REQUIRED TASK: Retype, with no alterations, every line between the one containing "What React, TypeScript" and the one containing "type Pt = [number, number];", counting both of those lines too. Pictures are to be left out.

MATERIAL FOR THIS EXERCISE:
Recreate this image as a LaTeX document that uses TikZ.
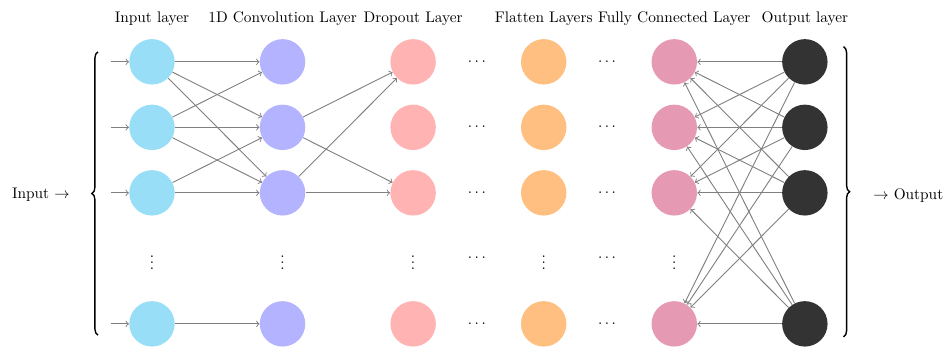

---

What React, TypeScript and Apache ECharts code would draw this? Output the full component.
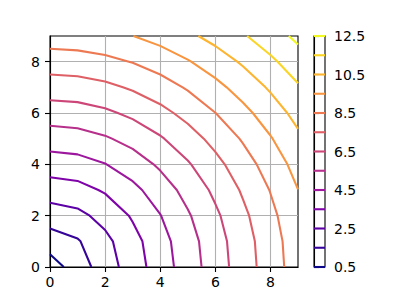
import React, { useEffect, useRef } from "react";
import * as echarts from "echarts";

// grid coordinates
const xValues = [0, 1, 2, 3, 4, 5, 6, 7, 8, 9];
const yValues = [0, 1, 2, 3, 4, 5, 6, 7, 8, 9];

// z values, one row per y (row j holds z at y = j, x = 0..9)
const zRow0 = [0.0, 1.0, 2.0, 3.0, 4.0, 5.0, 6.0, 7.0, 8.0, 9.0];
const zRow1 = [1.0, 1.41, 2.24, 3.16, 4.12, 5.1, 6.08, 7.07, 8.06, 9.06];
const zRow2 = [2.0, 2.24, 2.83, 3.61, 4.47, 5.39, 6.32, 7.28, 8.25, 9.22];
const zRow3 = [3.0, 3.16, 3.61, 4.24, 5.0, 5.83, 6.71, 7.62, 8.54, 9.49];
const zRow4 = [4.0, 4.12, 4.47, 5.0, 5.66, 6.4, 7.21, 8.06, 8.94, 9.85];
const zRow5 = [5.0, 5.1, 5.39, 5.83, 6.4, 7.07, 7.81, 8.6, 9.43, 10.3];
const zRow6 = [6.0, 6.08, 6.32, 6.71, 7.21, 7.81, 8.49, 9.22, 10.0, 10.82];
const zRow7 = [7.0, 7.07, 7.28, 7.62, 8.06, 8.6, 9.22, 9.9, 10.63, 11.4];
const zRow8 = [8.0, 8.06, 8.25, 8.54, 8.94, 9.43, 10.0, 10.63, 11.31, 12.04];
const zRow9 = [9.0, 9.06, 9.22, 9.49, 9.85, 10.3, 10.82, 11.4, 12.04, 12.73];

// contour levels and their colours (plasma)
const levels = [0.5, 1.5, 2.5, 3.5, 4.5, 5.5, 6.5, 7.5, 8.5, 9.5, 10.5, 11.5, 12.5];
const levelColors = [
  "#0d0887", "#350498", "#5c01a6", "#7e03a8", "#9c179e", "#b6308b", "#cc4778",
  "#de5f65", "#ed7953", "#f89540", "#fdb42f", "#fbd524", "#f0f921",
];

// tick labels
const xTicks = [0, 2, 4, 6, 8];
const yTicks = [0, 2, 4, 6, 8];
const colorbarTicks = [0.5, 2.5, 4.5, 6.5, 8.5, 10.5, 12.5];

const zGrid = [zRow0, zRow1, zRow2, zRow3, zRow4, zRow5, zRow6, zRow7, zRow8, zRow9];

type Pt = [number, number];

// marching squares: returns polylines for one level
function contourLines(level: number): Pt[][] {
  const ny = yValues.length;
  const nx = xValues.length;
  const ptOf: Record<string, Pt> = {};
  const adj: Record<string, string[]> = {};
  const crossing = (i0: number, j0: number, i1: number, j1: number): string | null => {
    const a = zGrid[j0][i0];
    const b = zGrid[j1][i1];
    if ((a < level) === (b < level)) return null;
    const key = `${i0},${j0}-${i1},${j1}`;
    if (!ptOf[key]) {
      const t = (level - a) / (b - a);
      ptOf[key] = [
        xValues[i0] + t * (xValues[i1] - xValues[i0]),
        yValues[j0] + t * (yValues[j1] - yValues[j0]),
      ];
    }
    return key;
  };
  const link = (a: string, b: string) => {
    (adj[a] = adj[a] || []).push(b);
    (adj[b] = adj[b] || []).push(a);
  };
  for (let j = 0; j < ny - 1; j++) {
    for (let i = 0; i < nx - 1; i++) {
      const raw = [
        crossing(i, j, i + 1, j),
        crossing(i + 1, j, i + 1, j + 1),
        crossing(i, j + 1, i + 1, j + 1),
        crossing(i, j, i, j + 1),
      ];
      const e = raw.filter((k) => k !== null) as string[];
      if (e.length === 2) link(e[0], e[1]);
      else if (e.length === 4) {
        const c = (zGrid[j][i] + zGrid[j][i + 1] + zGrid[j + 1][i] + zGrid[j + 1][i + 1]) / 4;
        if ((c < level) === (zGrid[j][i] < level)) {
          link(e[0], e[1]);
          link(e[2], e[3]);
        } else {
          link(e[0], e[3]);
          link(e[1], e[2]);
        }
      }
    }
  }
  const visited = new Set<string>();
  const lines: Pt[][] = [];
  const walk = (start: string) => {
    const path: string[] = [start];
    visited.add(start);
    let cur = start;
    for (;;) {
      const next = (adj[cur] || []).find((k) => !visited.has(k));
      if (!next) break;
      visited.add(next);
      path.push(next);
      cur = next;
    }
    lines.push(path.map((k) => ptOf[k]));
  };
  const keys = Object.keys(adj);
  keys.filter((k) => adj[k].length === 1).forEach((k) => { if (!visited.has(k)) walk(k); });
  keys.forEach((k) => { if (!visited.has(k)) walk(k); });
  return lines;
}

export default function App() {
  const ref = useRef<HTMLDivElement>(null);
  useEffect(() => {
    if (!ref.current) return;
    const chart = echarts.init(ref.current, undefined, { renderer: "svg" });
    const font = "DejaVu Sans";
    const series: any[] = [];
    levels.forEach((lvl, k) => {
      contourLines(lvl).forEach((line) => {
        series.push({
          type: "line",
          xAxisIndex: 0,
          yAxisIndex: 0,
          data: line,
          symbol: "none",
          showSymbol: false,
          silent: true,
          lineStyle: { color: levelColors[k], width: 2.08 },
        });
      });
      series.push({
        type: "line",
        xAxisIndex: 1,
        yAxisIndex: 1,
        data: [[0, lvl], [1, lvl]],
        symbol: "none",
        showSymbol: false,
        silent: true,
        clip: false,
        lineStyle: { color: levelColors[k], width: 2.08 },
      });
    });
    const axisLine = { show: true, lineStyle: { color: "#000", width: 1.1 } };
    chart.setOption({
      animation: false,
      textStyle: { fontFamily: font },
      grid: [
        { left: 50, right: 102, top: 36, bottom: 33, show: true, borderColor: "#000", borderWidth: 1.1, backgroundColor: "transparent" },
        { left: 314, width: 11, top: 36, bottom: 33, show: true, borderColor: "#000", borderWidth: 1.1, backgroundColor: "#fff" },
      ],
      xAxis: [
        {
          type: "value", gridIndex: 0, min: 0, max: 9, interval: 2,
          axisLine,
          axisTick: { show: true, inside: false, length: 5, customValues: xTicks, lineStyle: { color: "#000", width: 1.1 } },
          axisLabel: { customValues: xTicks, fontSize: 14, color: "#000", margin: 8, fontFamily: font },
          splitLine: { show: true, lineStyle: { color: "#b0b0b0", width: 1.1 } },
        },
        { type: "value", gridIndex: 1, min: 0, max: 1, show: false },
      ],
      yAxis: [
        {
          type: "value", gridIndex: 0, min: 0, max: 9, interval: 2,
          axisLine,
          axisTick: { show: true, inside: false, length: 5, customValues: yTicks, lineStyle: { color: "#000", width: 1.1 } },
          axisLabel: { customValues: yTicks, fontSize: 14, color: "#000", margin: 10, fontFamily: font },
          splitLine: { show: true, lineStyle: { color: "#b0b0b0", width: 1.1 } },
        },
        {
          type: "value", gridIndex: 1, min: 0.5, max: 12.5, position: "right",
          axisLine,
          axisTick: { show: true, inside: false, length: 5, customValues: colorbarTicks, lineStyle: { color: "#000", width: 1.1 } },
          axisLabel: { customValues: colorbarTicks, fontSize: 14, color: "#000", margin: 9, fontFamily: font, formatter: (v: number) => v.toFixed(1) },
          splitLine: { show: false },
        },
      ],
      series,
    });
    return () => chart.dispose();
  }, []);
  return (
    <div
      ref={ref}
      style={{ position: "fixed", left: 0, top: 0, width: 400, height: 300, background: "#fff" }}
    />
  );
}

TASK RESULT:
What React, TypeScript and Apache ECharts code would draw this? Output the full component.
import React, { useEffect, useRef } from "react";
import * as echarts from "echarts";

// grid coordinates
const xValues = [0, 1, 2, 3, 4, 5, 6, 7, 8, 9];
const yValues = [0, 1, 2, 3, 4, 5, 6, 7, 8, 9];

// z values, one row per y (row j holds z at y = j, x = 0..9)
const zRow0 = [0.0, 1.0, 2.0, 3.0, 4.0, 5.0, 6.0, 7.0, 8.0, 9.0];
const zRow1 = [1.0, 1.41, 2.24, 3.16, 4.12, 5.1, 6.08, 7.07, 8.06, 9.06];
const zRow2 = [2.0, 2.24, 2.83, 3.61, 4.47, 5.39, 6.32, 7.28, 8.25, 9.22];
const zRow3 = [3.0, 3.16, 3.61, 4.24, 5.0, 5.83, 6.71, 7.62, 8.54, 9.49];
const zRow4 = [4.0, 4.12, 4.47, 5.0, 5.66, 6.4, 7.21, 8.06, 8.94, 9.85];
const zRow5 = [5.0, 5.1, 5.39, 5.83, 6.4, 7.07, 7.81, 8.6, 9.43, 10.3];
const zRow6 = [6.0, 6.08, 6.32, 6.71, 7.21, 7.81, 8.49, 9.22, 10.0, 10.82];
const zRow7 = [7.0, 7.07, 7.28, 7.62, 8.06, 8.6, 9.22, 9.9, 10.63, 11.4];
const zRow8 = [8.0, 8.06, 8.25, 8.54, 8.94, 9.43, 10.0, 10.63, 11.31, 12.04];
const zRow9 = [9.0, 9.06, 9.22, 9.49, 9.85, 10.3, 10.82, 11.4, 12.04, 12.73];

// contour levels and their colours (plasma)
const levels = [0.5, 1.5, 2.5, 3.5, 4.5, 5.5, 6.5, 7.5, 8.5, 9.5, 10.5, 11.5, 12.5];
const levelColors = [
  "#0d0887", "#350498", "#5c01a6", "#7e03a8", "#9c179e", "#b6308b", "#cc4778",
  "#de5f65", "#ed7953", "#f89540", "#fdb42f", "#fbd524", "#f0f921",
];

// tick labels
const xTicks = [0, 2, 4, 6, 8];
const yTicks = [0, 2, 4, 6, 8];
const colorbarTicks = [0.5, 2.5, 4.5, 6.5, 8.5, 10.5, 12.5];

const zGrid = [zRow0, zRow1, zRow2, zRow3, zRow4, zRow5, zRow6, zRow7, zRow8, zRow9];

type Pt = [number, number];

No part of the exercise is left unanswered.